The real secret is that "no" is usually just a "not right now" or "not in this specific way."
A study published in the Harvard Business Review analyzed successful entrepreneurs and found that their defining trait wasn't that they never got rejected; it was that they had a high "rejection tolerance." They viewed a "no" as data.

"Okay, the budget is closed for this year. When does the next budget cycle start?"
"I'm not the right person for this. Who is?"

The moment you stop seeing "no" as a wall and start seeing it as a signpost, the whole "you have not because you ask not" thing starts to make a lot more sense. You realize you’ve been standing in front of an unlocked door this whole time, just waiting for someone to invite you in.

Actionable steps to start asking

Stop waiting for a "sign." The sign is the fact that you want the thing.

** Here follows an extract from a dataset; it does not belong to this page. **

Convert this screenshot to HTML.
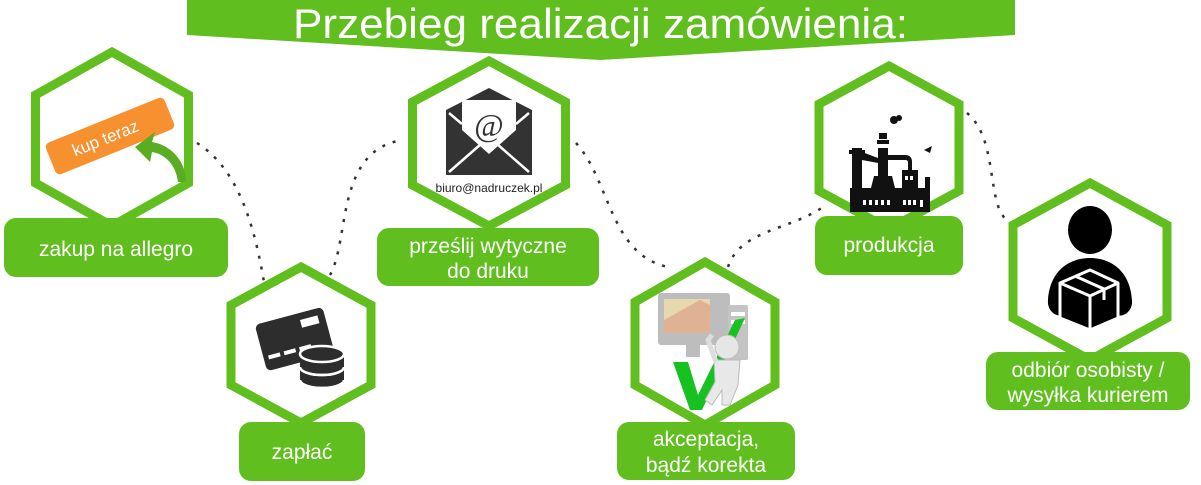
<!DOCTYPE html>
<html><head><meta charset="utf-8"><style>
html,body{margin:0;padding:0;background:#fff;}
svg{display:block;}
text{font-family:"Liberation Sans",sans-serif;fill:#fff;}
</style></head><body>
<svg width="1201" height="485" viewBox="0 0 1201 485" xmlns="http://www.w3.org/2000/svg">
<!-- banner -->
<polygon points="187,0 1015,0 1015,35 600,60 187,35" fill="#60bf1e"/>
<text x="293" y="38" font-size="42" textLength="615" lengthAdjust="spacingAndGlyphs">Przebieg realizacji zamówienia:</text>

<!-- connectors -->
<g fill="none" stroke="#333" stroke-width="2.5" stroke-dasharray="3 8">
<path d="M197,143 C240,170 255,230 264,282"/>
<path d="M330,275 C350,240 335,150 403,140"/>
<path d="M576,143 C610,180 610,255 668,267"/>
<path d="M728,267 C740,230 790,230 823,207"/>
<path d="M967,113 C1000,140 985,210 1010,222"/>
</g>

<!-- hexagons -->
<g fill="#fff" stroke="#60bf1e" stroke-width="9" stroke-linejoin="miter">
<polygon points="112,52 188.5,95 188.5,183 112,226 35.5,183 35.5,95"/>
<polygon points="301,267 371,305 371,385 301,423 231,385 231,305"/>
<polygon points="489,61 565.5,102 565.5,185 489,226 412.5,185 412.5,102"/>
<polygon points="705,262 775,302 775,385 705,425 635,385 635,302"/>
<polygon points="889,66 959,104 959,191 889,229 819,191 819,104"/>
<polygon points="1090,183 1167,225 1167,318 1090,360 1013,318 1013,225"/>
</g>

<!-- icon 1: kup teraz -->
<g transform="translate(110,136) rotate(-22)">
<rect x="-64" y="-17" width="128" height="34" rx="5" fill="#f7902f"/>
<text x="-40" y="6" font-size="17">kup teraz</text>
</g>
<path d="M186,182 C186,160 170,145 152,142 L155,132 L135,147 L150,162 L152,152 C165,154 176,165 178,182 Z" fill="#5aac22"/>

<!-- icon 2: card + coins -->
<g transform="translate(295,340) rotate(-15)">
<rect x="-35" y="-25" width="70" height="48" rx="5" fill="#2d2d2d"/>
<rect x="10" y="-18" width="18" height="8" fill="#fff"/>
<rect x="-30" y="8" width="12" height="4" fill="#fff"/><rect x="-14" y="8" width="12" height="4" fill="#fff"/><rect x="2" y="8" width="12" height="4" fill="#fff"/>
</g>
<g fill="#2d2d2d" stroke="#fff" stroke-width="2.5">
<ellipse cx="322" cy="380" rx="22" ry="8"/>
<rect x="300" y="366" width="44" height="14" stroke="none"/>
<ellipse cx="322" cy="367" rx="22" ry="8"/>
<rect x="300" y="353" width="44" height="14" stroke="none"/>
<ellipse cx="322" cy="354" rx="22" ry="8"/>
</g>
<g fill="none" stroke="#fff" stroke-width="2.5"><path d="M300,367 A22,8 0 0 0 344,367"/><path d="M300,380 A22,8 0 0 0 344,380"/></g>

<!-- icon 3: envelope -->
<path d="M446,110 L489,88 L532,110 L532,175 L446,175 Z" fill="#333"/>
<polygon points="462,100 516,100 516,130 489,154 462,130" fill="#fff"/>
<path d="M449,172 L481,144 M529,172 L497,144 M449,113 L462,124 M529,113 L516,124" stroke="#fff" stroke-width="2.5"/>
<text x="489" y="136" font-size="32" text-anchor="middle" style="fill:#333;font-family:'Liberation Serif',serif">@</text>
<text x="489" y="192" font-size="12" text-anchor="middle" style="fill:#222">biuro@nadruczek.pl</text>

<!-- icon 4: monitor -->
<rect x="658" y="293" width="72" height="52" rx="3" fill="#bdbdbd"/>
<rect x="664" y="299" width="46" height="34" fill="#e8d8b0"/>
<path d="M664,320 L700,300 L710,305 L710,333 L664,333 Z" fill="#d99a80" opacity="0.6"/>
<rect x="686" y="345" width="14" height="12" fill="#bdbdbd"/>
<rect x="728" y="305" width="20" height="55" rx="2" fill="#c4c4c4"/>
<rect x="731" y="312" width="14" height="4" fill="#fff"/><rect x="731" y="320" width="14" height="4" fill="#fff"/>
<path d="M673,362 L688,362 L698,395 L735,320 L745,318 L702,410 L690,410 Z" fill="#17c120"/>
<circle cx="727" cy="347" r="12" fill="#e6e6e6" stroke="#bbb"/>
<path d="M714,360 L740,360 L738,385 L730,405 L722,405 L722,390 L712,405 L705,400 L715,382 Z" fill="#e8e8e8" stroke="#bbb"/>
<path d="M716,362 L708,340 L712,335" stroke="#ddd" stroke-width="5" fill="none"/>

<!-- icon 5: factory -->
<g fill="#111">
<rect x="852" y="148" width="10" height="40"/>
<rect x="849" y="150" width="16" height="4"/>
<rect x="879" y="133" width="8" height="6"/><rect x="877" y="140" width="12" height="4"/>
<rect x="878" y="148" width="10" height="28"/>
<path d="M862,152 L878,158 L878,163 L862,160 Z"/>
<path d="M885,155 L905,155 Q912,155 912,162 L912,170 L908,170 L908,162 Q908,160 905,160 L885,160 Z"/>
<path d="M874,176 L892,176 L895,188 L871,188 Z"/>
<path d="M850,188 L925,188 L925,177 L930,177 L930,190 L930,212 L850,212 Z"/>
<rect x="902" y="170" width="16" height="18"/>
<circle cx="894" cy="120" r="4"/><circle cx="899" cy="118" r="3"/>
<path d="M924,150 L932,146 L930,153 Z"/>
</g>
<g fill="#fff"><rect x="863" y="200" width="3" height="5"/><rect x="869" y="200" width="3" height="5"/><rect x="875" y="200" width="3" height="5"/><rect x="881" y="200" width="3" height="5"/><rect x="887" y="200" width="3" height="5"/><rect x="903" y="200" width="3" height="5"/><rect x="908" y="200" width="3" height="5"/><rect x="913" y="200" width="3" height="5"/><rect x="920" y="200" width="3" height="7"/><rect x="905" y="176" width="3" height="4"/><rect x="910" y="176" width="3" height="4"/></g>

<!-- icon 6: person with box -->
<ellipse cx="1090" cy="230" rx="22" ry="24" fill="#000"/>
<path d="M1048,300 C1050,270 1070,258 1090,258 C1110,258 1130,270 1132,300 C1133,310 1125,318 1115,315 L1065,315 C1055,318 1047,310 1048,300 Z" fill="#000"/>
<path d="M1060,283 L1090,270 L1118,283 L1118,318 L1090,330 L1060,318 Z" fill="#000" stroke="#fff" stroke-width="3" stroke-linejoin="round"/>
<path d="M1060,283 L1090,296 L1118,283 M1090,296 L1090,330 M1075,276 L1104,289 L1104,300" fill="none" stroke="#fff" stroke-width="3"/>

<!-- labels -->
<g fill="#60bf1e">
<rect x="4" y="218" width="224" height="59" rx="12"/>
<rect x="239" y="422" width="126" height="59" rx="12"/>
<rect x="377" y="228" width="222" height="58" rx="12"/>
<rect x="617" y="422" width="178" height="58" rx="12"/>
<rect x="815" y="216" width="148" height="59" rx="12"/>
<rect x="986" y="352" width="204" height="58" rx="12"/>
</g>
<g font-size="21" text-anchor="middle">
<text x="116" y="256">zakup na allegro</text>
<text x="302" y="459">zapłać</text>
<text x="488" y="253">prześlij wytyczne</text>
<text x="488" y="278">do druku</text>
<text x="706" y="446">akceptacja,</text>
<text x="706" y="472">bądź korekta</text>
<text x="889" y="252">produkcja</text>
<text x="1088" y="377">odbiór osobisty /</text>
<text x="1088" y="402">wysyłka kurierem</text>
</g>
</svg>
</body></html>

  • Audit your "unasked" list. Sit down tonight. Write out three things you want right now—a raise, a date, a favor, a better table at a restaurant. Next to each one, write down the real reason you haven't asked. Is it fear of "no" or fear of looking stupid?
  • The 24-Hour Rule. Commit to making one "uncomfortable ask" in the next 24 hours. It doesn't have to be life-changing. Ask a neighbor to borrow a tool you’d normally buy. Ask for a deadline extension before you're actually desperate.
  • Script the opening. The hardest part is the first five seconds. Use a "soft opener" to lower the stakes. Try: "I've been thinking about something, and I wanted to see if you'd be open to a conversation about [Topic]." It gives the other person an out, which ironically makes them more likely to say yes.
  • Decouple your worth from the result. This is the big one. If the answer is no, it doesn't mean you are "less than." It means the circumstances didn't align. Period.

The world is surprisingly malleable. It bends much more than we think it does, but it requires a push. If you're sitting around wondering why you're stuck, look at your "asking" history over the last six months. If the page is blank, you've found your answer. You have not because you've chosen the comfort of silence over the risk of growth. Change the input, and the output will follow.